The two outputs from the SWM-16 each go to a splitter. Have you tried swappping the SWM output cables to see if the problem switches to the HR23's. That would be a good indication that the SWM-16 is failing.


----------



## hornmdt1 (Mar 21, 2013)

Yeah I thought of that simple test as I watched the DirecTV tech switch out the SWM16 but it didn't occur to me for some reason before. Duh. So now I have a new SWM16 so if it goes out again I guess I will know that it is the receiver itself.


----------



## RAD (Aug 5, 2002)

hornmdt1 said:


> Ideally if it unfortunately turns out to be the Genie I would prefer to upgrade to a new HR44 instead of getting a refurbished HR34. I assume it's as simple as disconnecting the coax coming from the DECA (I think it is called) that the coax from the wall connects into and the other end has the Cat-5 (that I don't use on the Genie since I don't use the ICK) and the RG-6 that connects to the receiver.


You have a DECA connected to your HR34?


----------



## hornmdt1 (Mar 21, 2013)

Sorry I was assuming because I can't get behind the unit that the HR34 is in. All the HR23's definitely have them but maybe the HR34 didn't require it. I don't remember. But I was thinking I had read that the HR44 didn't require something that the HR34 did so I was assuming it was the DECA. If not I guess it should be as simple as unhooking the RG-6 from the HR34 and hooking it up to the HR44. But hopefully this new SWM16 fixed the intermittent 775 error and I won't have to swap out receivers.

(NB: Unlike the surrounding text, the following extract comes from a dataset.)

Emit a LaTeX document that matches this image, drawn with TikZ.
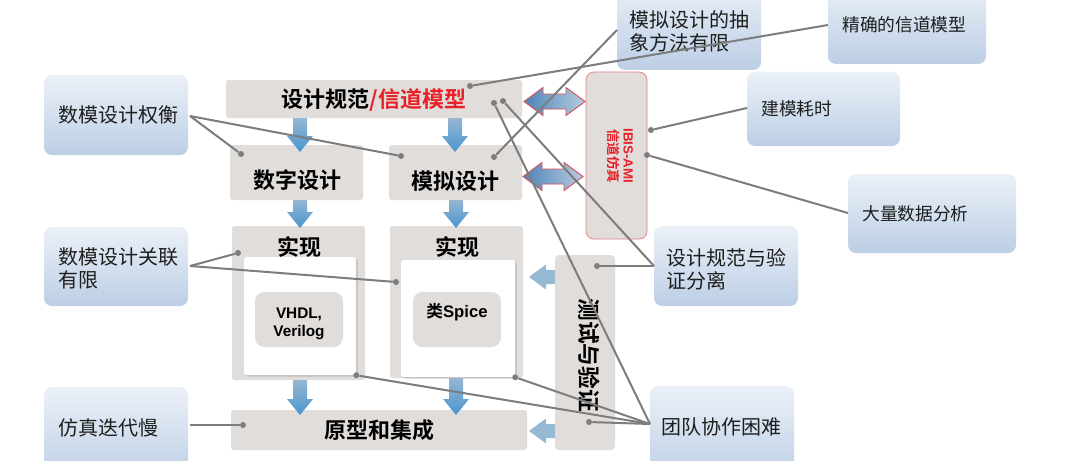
\documentclass[tikz,border=0pt]{standalone}
\usepackage{fontspec}
\setmainfont{Noto Sans CJK SC}[BoldFont={Noto Sans CJK SC Bold}]
\newfontfamily\lat{Liberation Sans}
\usetikzlibrary{fit,shadows}
\definecolor{boxgray}{RGB}{225,221,218}
\definecolor{cbtop}{RGB}{236,241,248}
\definecolor{cbbot}{RGB}{188,206,229}
\definecolor{lineg}{RGB}{125,125,125}
\definecolor{arrt}{RGB}{150,182,210}
\definecolor{arrb}{RGB}{72,150,208}
\definecolor{larr}{RGB}{150,185,212}
\definecolor{dblL}{RGB}{78,132,182}
\definecolor{dblR}{RGB}{182,204,224}
\definecolor{redl}{RGB}{215,80,90}
\definecolor{redt}{RGB}{232,32,40}
\definecolor{txtc}{RGB}{30,30,30}
\newcommand{\dnarr}[3]{\shade[top color=arrt,bottom color=arrb] (#1-7,#2) -- (#1+7,#2) -- (#1+7,#3-16) -- (#1+13,#3-16) -- (#1,#3) -- (#1-13,#3-16) -- (#1-7,#3-16) -- cycle;}
\newcommand{\lfarr}[1]{\fill[larr] (529,#1) -- (546,#1-12.5) -- (546,#1-7) -- (555,#1-7) -- (555,#1+7) -- (546,#1+7) -- (546,#1+12.5) -- cycle;}
\newcommand{\dblarr}[3]{\shadedraw[left color=dblL,right color=dblR,draw=redl,line width=0.7pt] (#1,#3) -- (#1+19,#3-14) -- (#1+19,#3-7.5) -- (#2-19,#3-7.5) -- (#2-19,#3-14) -- (#2,#3) -- (#2-19,#3+14) -- (#2-19,#3+7.5) -- (#1+19,#3+7.5) -- (#1+19,#3+14) -- cycle;}
\begin{document}
\begin{tikzpicture}[x=0.75pt,y=-0.75pt,
  callout/.style={rounded corners=6pt, top color=cbtop, bottom color=cbbot, inner sep=0pt},
  graybox/.style={fill=boxgray, rounded corners=2pt, inner sep=0pt},
  wbox/.style={fill=white, inner sep=0pt, rounded corners=2pt, drop shadow={shadow xshift=1.2pt, shadow yshift=-1.2pt, opacity=0.35}},
  codebox/.style={fill=boxgray, rounded corners=7pt, inner sep=0pt},
  ibis/.style={fill=boxgray, draw=redl!70, line width=0.6pt, rounded corners=6pt, inner sep=0pt},
  ctext/.style={font=\fontsize{15}{17.3}\selectfont, text=txtc, inner sep=0pt, align=left, anchor=west},
  csmall/.style={font=\fontsize{13.3}{16}\selectfont, text=txtc, inner sep=0pt, anchor=west},
  ttl/.style={font=\bfseries\fontsize{16.5}{19}\selectfont, inner sep=0pt, text=black},
  conn/.style={draw=lineg, line width=1.5pt},
  dotm/.style={circle, fill=lineg, inner sep=0pt, minimum size=4.5pt}]
\useasboundingbox (0,0) rectangle (1080,460);
\clip (0,0) rectangle (1080,460);
\fill[white] (0,0) rectangle (1080,460);
% callouts
\node[callout, fit={(44,75) (188,155)}] (cA) {};
\node[ctext] (tA) at (58,115) {数模设计权衡};
\node[callout, fit={(44,227) (188,306)}] (cB) {};
\node[ctext] (tB) at (58,268) {数模设计关联\\有限};
\node[callout, fit={(44,387) (188,480)}] (cC) {};
\node[ctext] (tC) at (58,428) {仿真迭代慢};
\node[callout, fit={(617,-20) (761,70)}] (cD) {};
\node[ctext] (tD) at (629,31) {模拟设计的抽\\象方法有限};
\node[callout, fit={(828,-20) (986,64)}] (cE) {};
\node[csmall] (tE) at (842,25) {精确的信道模型};
\node[callout, fit={(747,72) (900,146)}] (cF) {};
\node[csmall] (tF) at (761,109) {建模耗时};
\node[callout, fit={(848,174) (1016,253)}] (cG) {};
\node[csmall] (tG) at (862,214) {大量数据分析};
\node[callout, fit={(654,226) (798,306)}] (cH) {};
\node[ctext] (tH) at (666,269) {设计规范与验\\证分离};
\node[callout, fit={(650,386) (794,480)}] (cI) {};
\node[ctext] (tI) at (661,427) {团队协作困难};
% main boxes
\node[graybox, fit={(226,80) (522,118)}] (spec) {};
\node[ttl] (tspec) at (374,100) {设计规范\textcolor{redt}{/信道模型}};
\node[graybox, fit={(230,145) (363,200)}] (dig) {};
\node[ttl] (tdig) at (297,180) {数字设计};
\node[graybox, fit={(389,145) (522,200)}] (ana) {};
\node[ttl] (tana) at (455,181) {模拟设计};
\node[graybox, fit={(232,226) (365,380)}] (impL) {};
\node[ttl] (timpL) at (299,247) {实现};
\node[wbox, fit={(244,257) (356,375)}] (wL) {};
\node[codebox, fit={(255,292) (343,347)}] (vh) {};
\node[font=\lat\bfseries\fontsize{11.5}{13.5}\selectfont, align=center, inner sep=0pt] (tvh) at (299,324) {VHDL,\\Verilog};
\node[graybox, fit={(390,226) (523,378)}] (impR) {};
\node[ttl] (timpR) at (457,247) {实现};
\node[wbox, fit={(401,260) (515,377)}] (wR) {};
\node[codebox, fit={(413,292) (501,347)}] (sp) {};
\node[font=\bfseries\fontsize{12.5}{15}\selectfont, inner sep=0pt] (tsp) at (457,312) {类{\lat\bfseries Spice}};
\node[graybox, fit={(231,410) (527,450)}] (proto) {};
\node[ttl] (tproto) at (379,430) {原型和集成};
\node[graybox, rounded corners=3pt, fit={(555,255) (615,450)}] (test) {};
\node[ttl, font=\bfseries\fontsize{17}{19}\selectfont, rotate=-90] (ttest) at (589,355) {测试与验证};
\node[ibis, fit={(586,72) (647,239)}] (ibis) {};
\node[rotate=-90, text=redt, font=\lat\bfseries\fontsize{10}{11.3}\selectfont, align=center, inner sep=0pt] (tibis) at (620,156) {IBIS-AMI\\{\rmfamily\bfseries 信道仿真}};
% arrows
\dnarr{300}{118}{152}
\dnarr{455}{118}{152}
\dnarr{300}{200}{228}
\dnarr{456}{200}{228}
\dnarr{300}{380}{415}
\dnarr{456}{378}{415}
\lfarr{277}
\lfarr{431}
\dblarr{524}{585}{101.5}
\dblarr{523}{583}{176.5}
% connector end points and dots
\coordinate (eA) at (190,116);
\coordinate (eB) at (190,266);
\coordinate (eC) at (190,425);
\coordinate (eD) at (617,30);
\coordinate (eE) at (828,25);
\coordinate (eF) at (747,108);
\coordinate (eG) at (848,213);
\coordinate (eH) at (654,266);
\coordinate (eI) at (650,424);
\node[dotm] (dA1) at (241,154) {};
\node[dotm] (dA2) at (401,156) {};
\node[dotm] (dB1) at (238,253) {};
\node[dotm] (dB2) at (396,282) {};
\node[dotm] (dC) at (243,425) {};
\node[dotm] (dD) at (494,157) {};
\node[dotm] (dE) at (470,86) {};
\node[dotm] (dF) at (651,130) {};
\node[dotm] (dG) at (647,155) {};
\node[dotm] (dH1) at (503,101) {};
\node[dotm] (dH2) at (597,266) {};
\node[dotm] (dI1) at (494,103) {};
\node[dotm] (dI2) at (wL.south east) {};
\node[dotm] (dI3) at (wR.south east) {};
\node[dotm] (dI4) at (589,422) {};
\draw[conn] (eA) -- (dA1);
\draw[conn] (eA) -- (dA2);
\draw[conn] (eB) -- (dB1);
\draw[conn] (eB) -- (dB2);
\draw[conn] (eC) -- (dC);
\draw[conn] (eD) -- (dD);
\draw[conn] (eE) -- (dE);
\draw[conn] (eF) -- (dF);
\draw[conn] (eG) -- (dG);
\draw[conn] (eH) -- (dH1);
\draw[conn] (eH) -- (dH2);
\draw[conn] (eI) -- (dI1);
\draw[conn] (eI) -- (dI2);
\draw[conn] (eI) -- (dI3);
\draw[conn] (eI) -- (dI4);
\end{tikzpicture}
\end{document}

Time will tell. The tech said that my Genie was connected to the 2nd port of the SWM16 and that is the port that they have seen fail many times.

Thanks


----------



## peds48 (Jan 11, 2008)

My money is still on the receiver, sorry. but hopefully the SWM16 does it for you. but for completeness, make sure all splitter outputs are terminated with a 75 ohm terminator cap.


----------